I blogged about this before. Simon is a serious historian (rather than, say, a journalist who writes occasional books) who writes brilliantly and is a firm believer in the virtues of a narrative approach to history. So I think he’s usually worth checking out. In this case I think he does a really good job telling the life of Rembrandt and establishing it in context. As a bonus, the book is full of gorgeous glossy plates of the paintings — it would almost be worth buying for the pictures alone.

Animals in Translation by Temple Grandin.

Another one I blogged about earlier. I’ll just quote some of what I said then: “Oliver Sacks fans will remember Temple Grandin as the autistic slaughterhouse designer in An Anthropologist on Mars. She has a particular affinity with animals and has used her talent for understanding them to help her design corrals, feedlots and slaughterhouses which are less stressful for the animals. The subtitle of Animals in Translation is ‘Using the Mysteries of Autism to Decode Animal Behavior’. Grandin uses her insights as an autistic person to help explain how animals behave and in the process explores the nature of autism itself.”

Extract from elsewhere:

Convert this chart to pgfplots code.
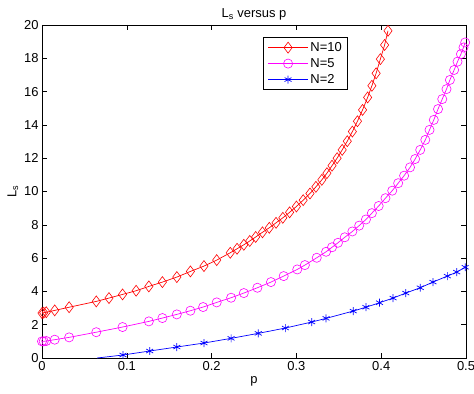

A Social History of English Cricket by Derek Birley.

The title is an accurate description of the book. On the basis that everything people do is shaped by their times, I guess you could write a social history of English anything – theatre, banking, food – and there would be plenty of subject matter. But cricket does seem especially appropriate, and not just because it’s a stereotypically English pursuit.

The reason cricket neatly brings out some of the tensions in English society is that cricket was the one sport that attempted to combine amateurs and professionals. Of the other English sports, football quickly became a commercial activity, played and watched by mainly working-class men in professional leagues dominated by the great industrial cities. Rugby split into two sports: Rugby League (professional, working class) and Rugby Union (amateur, middle class). But cricket rose to prominence in the gambling culture of the C18th with aristocrats fielding teams against each other for high stakes, and the teams would include talented men from their estates or the local villages – grooms and blacksmiths and so on – who were paid to play. So from the beginning there was a culture of gentlemen amateurs and working class pros in the same team. Given the class-riddled state of English society for most of the past 250 years, a staggering amount of hypocrisy and doublethink was the result.

Grayson Perry: Portrait of the Artist as a Young Girl by Wendy Jones.

The memoirs of the Turner Prize winning potter. I blogged about this before here and here.

Lorca: A Dream of Life by Leslie Stainton.

A well-written biography of an interesting man I didn’t know much about before. Being a gay socialist modernist poet from one of the most conservative regions of Spain in the 1920s and 30s didn’t exactly make Lorca’s life easy. But it does make for an involving story. The poetry was interesting too, though it’s the kind of work that leaves you wondering how much you’re missing in translation.

The River Cottage Meat Book by Hugh Fearnley-Whittingstall.

A book about cooking meat which combines practical information — the various cuts, how to choose the best meat and the underlying principles of different cooking methods — with information about different meat production methods and labelling schemes and a thoughtful consideration of the ethical aspects of buying and eating meat. And indeed a lot of recipes and a list of high-quality meat suppliers. A rare example of a food book which manages to be much more than just a list of recipes.

And finally, a book which I didn’t buy or read for the first time this year but deserves a plug – the Collins Bird Guide (to the birds of Britain and Europe) by Lars Svensson, Peter J. Grant, Killian Mullarney and Dan Zetterstrom. I’ve had the book for a bit, but I was struck again by how good it is when I was in Spain this year. You never quite know how good a field guide is until you use it, and this one seems to consistently provide the right information to allow you identify the bird you’re looking at. The illustrations are excellent and the text is thorough and lucid. I’ve used plenty of different field guides over the years, of insects and flowers and birds from different parts of the world. This is certainly the best of them.